# Croatia - ASCI Out of season



## Braveheart (May 22, 2018)

I'm looking at going to Croatia, and beacause of the no wildcamping law. I was wondering about getting an ASCI card.
Do you get discounts all the year around or is it just for off season?
If it is only for off season; does anyone know the dates?


----------



## vanmandan (May 22, 2018)

Katherine & James were there last winter....dont think the had any problems wilding out of season.
might want to check out their blog....will have to scroll back a bit.
they've been to Greece & Crete since then.

Clune Gap Years | A journal and reflections of our motorhome travels


----------



## Clunegapyears (May 22, 2018)

We do have an ACSI card but did not use it very often in Croatia. It is not expensive, so we reckon it is worth carrying.  

We found a few sites in Croatia that were cheaper for three days plus than the ACSI rate. If you only want to stop a night or two at each site, it’s worth having it. You can look on the ACSI website, I think, and see how many campsites have a special rate for it. We did wild a few times but very much out of season. But I have heard of people being fined a significant amount recently. There are also a few aires.

We also used the usual apps for finding spots and reviews of sites. Some sites were shut when their web sites said they were open, so have a plan B. 

Sites need to be booked in high season right through to October as Croatia is so popular. Croatia is very popular with the Germans. But particularly around Istria where we saw miles upon miles of stored Caravans and at least half of them had German plates. Also in season there were a lot of nudist campsites … Should you be interested!
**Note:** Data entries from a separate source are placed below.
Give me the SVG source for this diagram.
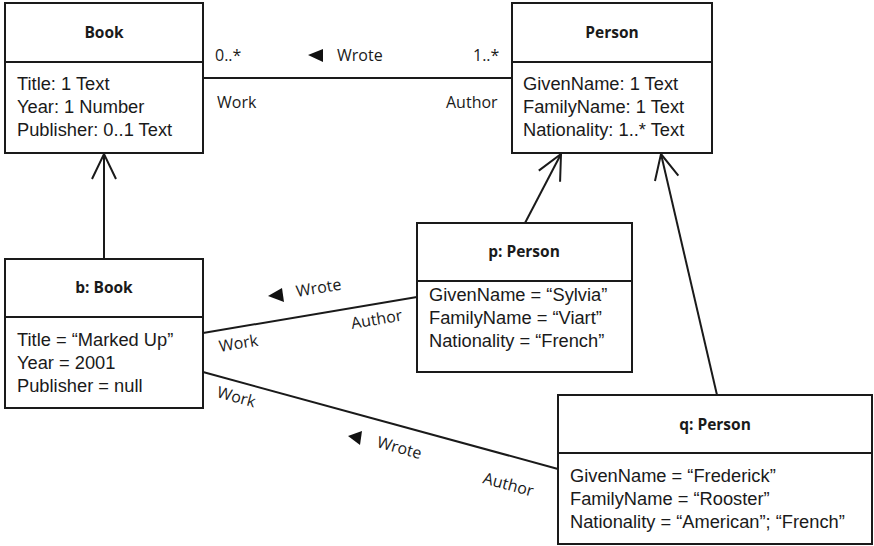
<svg xmlns="http://www.w3.org/2000/svg" width="874" height="546" viewBox="0 0 874 546">
  <style>
    .box { fill: #ffffff; stroke: #1a1a1a; stroke-width: 2; }
    .div { stroke: #1a1a1a; stroke-width: 2; }
    .edge { stroke: #1a1a1a; stroke-width: 2; fill: none; }
    .head { font-family: "Open Sans", "Noto Sans", sans-serif; font-weight: bold; font-size: 15.5px; fill: #1a1a1a; text-anchor: middle; }
    .attr { font-family: "Liberation Sans", Arial, sans-serif; font-size: 18.3px; fill: #1a1a1a; }
    .lbl { font-family: "Open Sans", "Noto Sans", sans-serif; font-size: 16px; fill: #1a1a1a; }
    .tri { fill: #111111; }
  </style>
  <defs>
    <marker id="open" markerUnits="userSpaceOnUse" markerWidth="40" markerHeight="40" refX="0" refY="0" orient="auto" overflow="visible">
      <path d="M-25,-12 L0,0 L-25,12" fill="none" stroke="#1a1a1a" stroke-width="2"/>
    </marker>
  </defs>

  <!-- connectors -->
  <g id="connectors">
    <line class="edge" x1="104" y1="259" x2="104" y2="154" marker-end="url(#open)"/>
    <line class="edge" x1="525" y1="223" x2="561" y2="154" marker-end="url(#open)"/>
    <line class="edge" x1="717" y1="395" x2="661" y2="154" marker-end="url(#open)"/>

    <line class="edge" x1="203" y1="78" x2="512" y2="78"/>
    <text class="lbl" x="215" y="61">0..*</text>
    <polygon class="tri" points="308,55 323,49 323,62"/>
    <text class="lbl" x="337" y="61">Wrote</text>
    <text class="lbl" x="473" y="61">1..*</text>
    <text class="lbl" x="217" y="108">Work</text>
    <text class="lbl" x="446" y="108">Author</text>

    <line class="edge" x1="203" y1="333" x2="417" y2="297"/>
    <text class="lbl" x="220" y="352" transform="rotate(-9.5 220 352)">Work</text>
    <text class="lbl" x="352" y="329" transform="rotate(-9.5 352 329)">Author</text>
    <polygon class="tri" points="268,296 282,288 284,302"/>
    <text class="lbl" x="297" y="297" transform="rotate(-9.5 297 297)">Wrote</text>

    <line class="edge" x1="203" y1="372" x2="558" y2="469"/>
    <text class="lbl" x="216" y="397" transform="rotate(15.3 216 397)">Work</text>
    <polygon class="tri" points="348,436 362,431 360,445"/>
    <text class="lbl" x="376" y="447" transform="rotate(15.3 376 447)">Wrote</text>
    <text class="lbl" x="482" y="483" transform="rotate(15.3 482 483)">Author</text>
  </g>

  <!-- class Book -->
  <g id="book">
    <rect class="box" x="5" y="3" width="198" height="150"/>
    <line class="div" x1="5" y1="62" x2="203" y2="62"/>
    <text class="head" x="104" y="38">Book</text>
    <text class="attr" x="17" y="90">Title: 1 Text</text>
    <text class="attr" x="17" y="113">Year: 1 Number</text>
    <text class="attr" x="17" y="136">Publisher: 0..1 Text</text>
  </g>

  <!-- class Person -->
  <g id="person">
    <rect class="box" x="512" y="3" width="200" height="150"/>
    <line class="div" x1="512" y1="62" x2="712" y2="62"/>
    <text class="head" x="612" y="38">Person</text>
    <text class="attr" x="523" y="90">GivenName: 1 Text</text>
    <text class="attr" x="523" y="113">FamilyName: 1 Text</text>
    <text class="attr" x="523" y="136">Nationality: 1..* Text</text>
  </g>

  <!-- object b -->
  <g id="b-book">
    <rect class="box" x="5" y="259" width="198" height="149"/>
    <line class="div" x1="5" y1="317" x2="203" y2="317"/>
    <text class="head" x="104" y="293">b: Book</text>
    <text class="attr" x="17" y="346">Title = “Marked Up”</text>
    <text class="attr" x="17" y="369">Year = 2001</text>
    <text class="attr" x="17" y="392">Publisher = null</text>
  </g>

  <!-- object p -->
  <g id="p-person">
    <rect class="box" x="417" y="223" width="215" height="149"/>
    <line class="div" x1="417" y1="281" x2="632" y2="281"/>
    <text class="head" x="524" y="257">p: Person</text>
    <text class="attr" x="429" y="301">GivenName = “Sylvia”</text>
    <text class="attr" x="429" y="324">FamilyName = “Viart”</text>
    <text class="attr" x="429" y="347">Nationality = “French”</text>
  </g>

  <!-- object q -->
  <g id="q-person">
    <rect class="box" x="558" y="395" width="314" height="149"/>
    <line class="div" x1="558" y1="453" x2="872" y2="453"/>
    <text class="head" x="715" y="430">q: Person</text>
    <text class="attr" x="570" y="482">GivenName = “Frederick”</text>
    <text class="attr" x="570" y="505">FamilyName = “Rooster”</text>
    <text class="attr" x="570" y="528">Nationality = “American”; “French”</text>
  </g>
</svg>
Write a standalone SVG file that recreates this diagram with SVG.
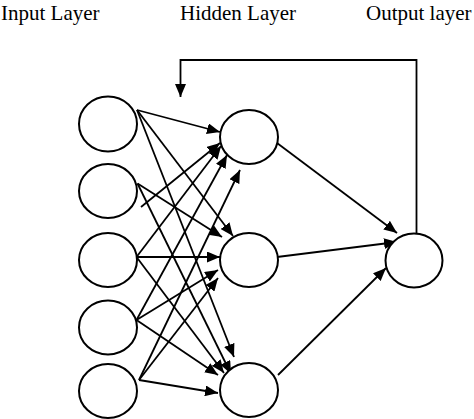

Take a look at our sleep spots page.

When you have paid for the ACEI card you can download their app. This as well, as the book, will give the dates and the prices for each of the campsites.  The app allows you to filter dates. Dates do vary by site.


----------



## Skar (May 23, 2018)

I found ours useful in Croatia but I doubt anywhere will accept it in July and August, other months are ok but the Croatians play a bit fast and loose on the rules so many of the better pitches are not available unless you pay a supplement.


----------



## rockape (May 23, 2018)

Definitely No wilding at your cost, Austrian couple fined on the spot euro 3000 on (£120).two weeks ago . I've just spent 4 weeks there and didn't see any wilders,  although risked it on three occasions.
Left Croatia two days ago and glad to be in Italy.
Stayed last night at Treviso next to the football stadium on an Aires with water and dump ,free, ten minutes walk into the old town.
Lovely.
Staying at Arsie (true) in the Dolomites and then onwards to lake Garda.


----------



## barge1914 (May 24, 2018)

*Fast and loose*



Skar said:


> I found ours useful in Croatia but I doubt anywhere will accept it in July and August, other months are ok but the Croatians play a bit fast and loose on the rules so many of the better pitches are not available unless you pay a supplement.



They also add on things like a ‘booking fee’ and tourist tax, so as often as not you’ll end up paying more than the ACSI rate. It’s a good idea to ask up front what they are going to charge. In the low season many sites charge the same or even less than the ACSI rate, especially if you don’t need electricity, although now as we are moving into the Middle season ACSI can be more beneficial. Annoyingly the ACSI app does not tell you what their rate for each site is, only the typical standard prices. It does however give reviews which are very useful. To see the discount price you need the book.


----------



## RichardP (May 25, 2018)

We used our card quite a lot September October last year. Had some lovely sites with excellent facilities which cost no more than some very basic dirty ones. Belvedere near Trogir was lovely with a boat taxi into Trogir old town and ferry from there to Split.
We rarely got the quoted ACSI rate what with tourist tax and other extraneous charges though


----------



## torwood (May 25, 2018)

In Croatia also look for Autokamps we found some really good stops.


----------



## TisOnlyMe (May 25, 2018)

I wouldn't worry about the law tbh. My mother lives on the Korcula peninsular. People do it all the time. If your in cities or large towns, just ask the locals and they are usually fine, but occassionally might get some trouble (but i seriously doubt it).

In the sticks, can't see you would have any problems at all unless you were parked up for a week or more. Overnighting not a problem. Also loads of great sites over there and pretty cheap.

Try a google search of blogs of people going over there to. Might have info.

Did some touring on a touring bicycle over there 8 years back on my own for 3 weeks and camped where I got knackered, or got BB some nights. Sometimes on private land, which I asked for, sometimes in middle of nowhere and sometimes in camp sites. Only a little popup tent but never had any trouble.


----------